→ **Dataset content**:
========================================================================
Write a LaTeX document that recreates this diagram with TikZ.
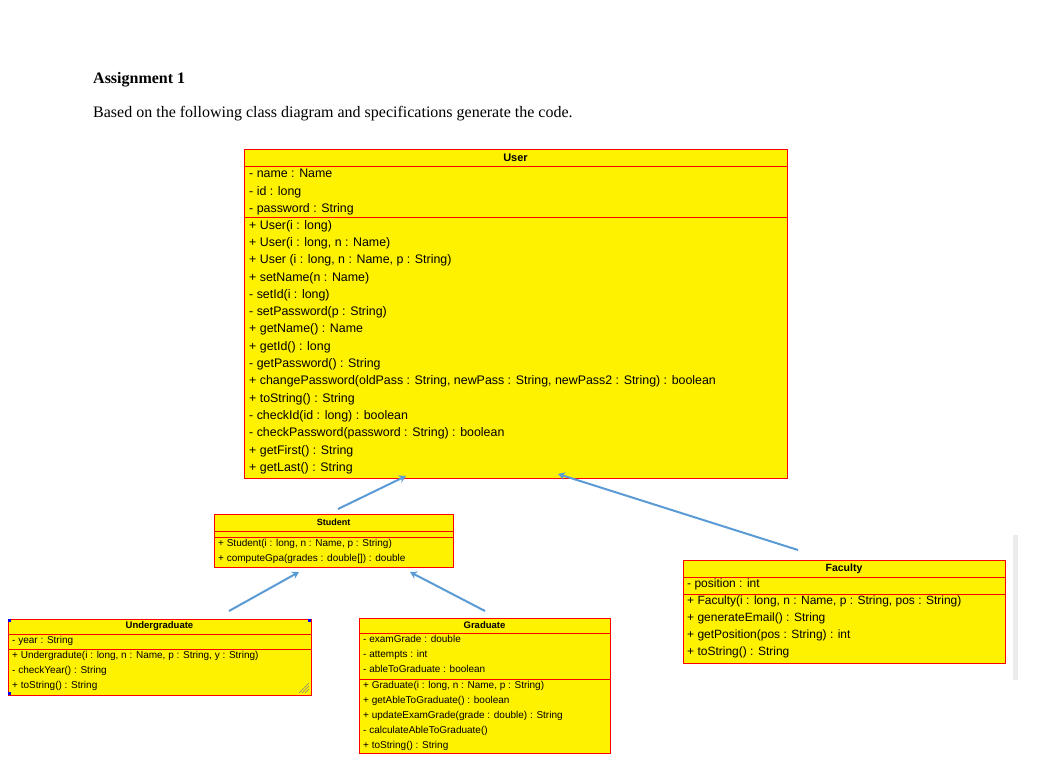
\documentclass[tikz,border=0pt]{standalone}
\usepackage{fontspec}
\setmainfont{Liberation Serif}
\newfontfamily\arial{Liberation Sans}
\usetikzlibrary{arrows.meta}
\tikzset{
  cbox/.style={draw=red, fill=yellow, line width=0.8pt},
  ctitle/.style={font=\arial\bfseries\fontsize{#1}{#1}\selectfont, inner sep=0pt},
  ctext/.style 2 args={font=\arial\fontsize{#1}{#2}\selectfont, align=left, anchor=north west, inner sep=0pt},
  inh/.style={draw={rgb,255:red,91;green,155;blue,213}, line width=2pt, -{Stealth[length=7pt,width=8pt]}}
}
\begin{document}
\begin{tikzpicture}[x=1pt,y=-1pt]
\useasboundingbox (0,0) rectangle (1038,779);
\node[anchor=base west, font=\bfseries\fontsize{16}{18}\selectfont, inner sep=0pt] (t1) at (93,83) {Assignment 1};
\node[anchor=base west, font=\fontsize{16}{18}\selectfont, inner sep=0pt] (t2) at (93,117) {Based on the following class diagram and specifications generate the code.};
% User
\draw[cbox] (244,149) rectangle (787,166);
\draw[cbox] (244,166) rectangle (787,217);
\draw[cbox] (244,217) rectangle (787,478);
\node[ctitle=11] (user) at (515.5,157.5) {User};
\node[ctext={12.4}{17.3}] (ua) at (249,169) {- name : Name\\- id : long\\- password : String};
\node[ctext={12.4}{17.3}] (um) at (249,220) {+ User(i : long)\\+ User(i : long, n : Name)\\+ User (i : long, n : Name, p : String)\\+ setName(n : Name)\\- setId(i : long)\\- setPassword(p : String)\\+ getName() : Name\\+ getId() : long\\- getPassword() : String\\+ changePassword(oldPass : String, newPass : String, newPass2 : String) : boolean\\+ toString() : String\\- checkId(id : long) : boolean\\- checkPassword(password : String) : boolean\\+ getFirst() : String\\+ getLast() : String};
% Student
\draw[cbox] (214,514) rectangle (453,531);
\draw[cbox] (214,531) rectangle (453,537);
\draw[cbox] (214,537) rectangle (453,567);
\node[ctitle=9] (student) at (333.5,522.5) {Student};
\node[ctext={10}{15}] (sm) at (218,539) {+ Student(i : long, n : Name, p : String)\\+ computeGpa(grades : double[]) : double};
% Undergraduate
\draw[cbox] (8,619) rectangle (311,634);
\draw[cbox] (8,634) rectangle (311,649);
\draw[cbox] (8,649) rectangle (311,695);
\node[ctitle=9.5] (under) at (159.5,626.5) {Undergraduate};
\node[ctext={10}{15}] (uga) at (12,636) {- year : String};
\node[ctext={10}{15}] (ugm) at (12,651) {+ Undergradute(i : long, n : Name, p : String, y : String)\\- checkYear() : String\\+ toString() : String};
\fill[blue] (8,619) rectangle (11,622);
\fill[blue] (308,619) rectangle (311,622);
\fill[blue] (8,692) rectangle (11,695);
\draw[gray] (299,693) -- (309,683) (302,693) -- (309,686) (305,693) -- (309,689);
% Graduate
\draw[cbox] (359,618) rectangle (610,633);
\draw[cbox] (359,633) rectangle (610,679);
\draw[cbox] (359,679) rectangle (610,753);
\node[ctitle=9.5] (grad) at (484.5,625.5) {Graduate};
\node[ctext={10}{15}] (ga) at (363,635) {- examGrade : double\\- attempts : int\\- ableToGraduate : boolean};
\node[ctext={10}{15}] (gm) at (363,681) {+ Graduate(i : long, n : Name, p : String)\\+ getAbleToGraduate() : boolean\\+ updateExamGrade(grade : double) : String\\- calculateAbleToGraduate()\\+ toString() : String};
% Faculty
\draw[cbox] (683,560) rectangle (1005,577);
\draw[cbox] (683,577) rectangle (1005,594);
\draw[cbox] (683,594) rectangle (1005,663);
\node[ctitle=10.5] (fac) at (844,568.5) {Faculty};
\node[ctext={12}{17}] (fa) at (687,579) {- position : int};
\node[ctext={12}{17}] (fm) at (687,596) {+ Faculty(i : long, n : Name, p : String, pos : String)\\+ generateEmail() : String\\+ getPosition(pos : String) : int\\+ toString() : String};
\fill[black!8] (1013,535) rectangle (1018,680);
% arrows
\coordinate (s1) at (338,509); \coordinate (s2) at (406,476);
\coordinate (f1) at (798,550); \coordinate (f2) at (558,474);
\coordinate (u1) at (229,611); \coordinate (u2) at (299,572);
\coordinate (g1) at (485,611); \coordinate (g2) at (410,572);
\draw[inh] (s1) -- (s2);
\draw[inh] (f1) -- (f2);
\draw[inh] (u1) -- (u2);
\draw[inh] (g1) -- (g2);
\end{tikzpicture}
\end{document}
========================================================================
→ **Direction**: Transcribe all the data word for word; the images stay out.

→ **Full output**:
Write a LaTeX document that recreates this diagram with TikZ.
\documentclass[tikz,border=0pt]{standalone}
\usepackage{fontspec}
\setmainfont{Liberation Serif}
\newfontfamily\arial{Liberation Sans}
\usetikzlibrary{arrows.meta}
\tikzset{
  cbox/.style={draw=red, fill=yellow, line width=0.8pt},
  ctitle/.style={font=\arial\bfseries\fontsize{#1}{#1}\selectfont, inner sep=0pt},
  ctext/.style 2 args={font=\arial\fontsize{#1}{#2}\selectfont, align=left, anchor=north west, inner sep=0pt},
  inh/.style={draw={rgb,255:red,91;green,155;blue,213}, line width=2pt, -{Stealth[length=7pt,width=8pt]}}
}
\begin{document}
\begin{tikzpicture}[x=1pt,y=-1pt]
\useasboundingbox (0,0) rectangle (1038,779);
\node[anchor=base west, font=\bfseries\fontsize{16}{18}\selectfont, inner sep=0pt] (t1) at (93,83) {Assignment 1};
\node[anchor=base west, font=\fontsize{16}{18}\selectfont, inner sep=0pt] (t2) at (93,117) {Based on the following class diagram and specifications generate the code.};
% User
\draw[cbox] (244,149) rectangle (787,166);
\draw[cbox] (244,166) rectangle (787,217);
\draw[cbox] (244,217) rectangle (787,478);
\node[ctitle=11] (user) at (515.5,157.5) {User};
\node[ctext={12.4}{17.3}] (ua) at (249,169) {- name : Name\\- id : long\\- password : String};
\node[ctext={12.4}{17.3}] (um) at (249,220) {+ User(i : long)\\+ User(i : long, n : Name)\\+ User (i : long, n : Name, p : String)\\+ setName(n : Name)\\- setId(i : long)\\- setPassword(p : String)\\+ getName() : Name\\+ getId() : long\\- getPassword() : String\\+ changePassword(oldPass : String, newPass : String, newPass2 : String) : boolean\\+ toString() : String\\- checkId(id : long) : boolean\\- checkPassword(password : String) : boolean\\+ getFirst() : String\\+ getLast() : String};
% Student
\draw[cbox] (214,514) rectangle (453,531);
\draw[cbox] (214,531) rectangle (453,537);
\draw[cbox] (214,537) rectangle (453,567);
\node[ctitle=9] (student) at (333.5,522.5) {Student};
\node[ctext={10}{15}] (sm) at (218,539) {+ Student(i : long, n : Name, p : String)\\+ computeGpa(grades : double[]) : double};
% Undergraduate
\draw[cbox] (8,619) rectangle (311,634);
\draw[cbox] (8,634) rectangle (311,649);
\draw[cbox] (8,649) rectangle (311,695);
\node[ctitle=9.5] (under) at (159.5,626.5) {Undergraduate};
\node[ctext={10}{15}] (uga) at (12,636) {- year : String};
\node[ctext={10}{15}] (ugm) at (12,651) {+ Undergradute(i : long, n : Name, p : String, y : String)\\- checkYear() : String\\+ toString() : String};
\fill[blue] (8,619) rectangle (11,622);
\fill[blue] (308,619) rectangle (311,622);
\fill[blue] (8,692) rectangle (11,695);
\draw[gray] (299,693) -- (309,683) (302,693) -- (309,686) (305,693) -- (309,689);
% Graduate
\draw[cbox] (359,618) rectangle (610,633);
\draw[cbox] (359,633) rectangle (610,679);
\draw[cbox] (359,679) rectangle (610,753);
\node[ctitle=9.5] (grad) at (484.5,625.5) {Graduate};
\node[ctext={10}{15}] (ga) at (363,635) {- examGrade : double\\- attempts : int\\- ableToGraduate : boolean};
\node[ctext={10}{15}] (gm) at (363,681) {+ Graduate(i : long, n : Name, p : String)\\+ getAbleToGraduate() : boolean\\+ updateExamGrade(grade : double) : String\\- calculateAbleToGraduate()\\+ toString() : String};
% Faculty
\draw[cbox] (683,560) rectangle (1005,577);
\draw[cbox] (683,577) rectangle (1005,594);
\draw[cbox] (683,594) rectangle (1005,663);
\node[ctitle=10.5] (fac) at (844,568.5) {Faculty};
\node[ctext={12}{17}] (fa) at (687,579) {- position : int};
\node[ctext={12}{17}] (fm) at (687,596) {+ Faculty(i : long, n : Name, p : String, pos : String)\\+ generateEmail() : String\\+ getPosition(pos : String) : int\\+ toString() : String};
\fill[black!8] (1013,535) rectangle (1018,680);
% arrows
\coordinate (s1) at (338,509); \coordinate (s2) at (406,476);
\coordinate (f1) at (798,550); \coordinate (f2) at (558,474);
\coordinate (u1) at (229,611); \coordinate (u2) at (299,572);
\coordinate (g1) at (485,611); \coordinate (g2) at (410,572);
\draw[inh] (s1) -- (s2);
\draw[inh] (f1) -- (f2);
\draw[inh] (u1) -- (u2);
\draw[inh] (g1) -- (g2);
\end{tikzpicture}
\end{document}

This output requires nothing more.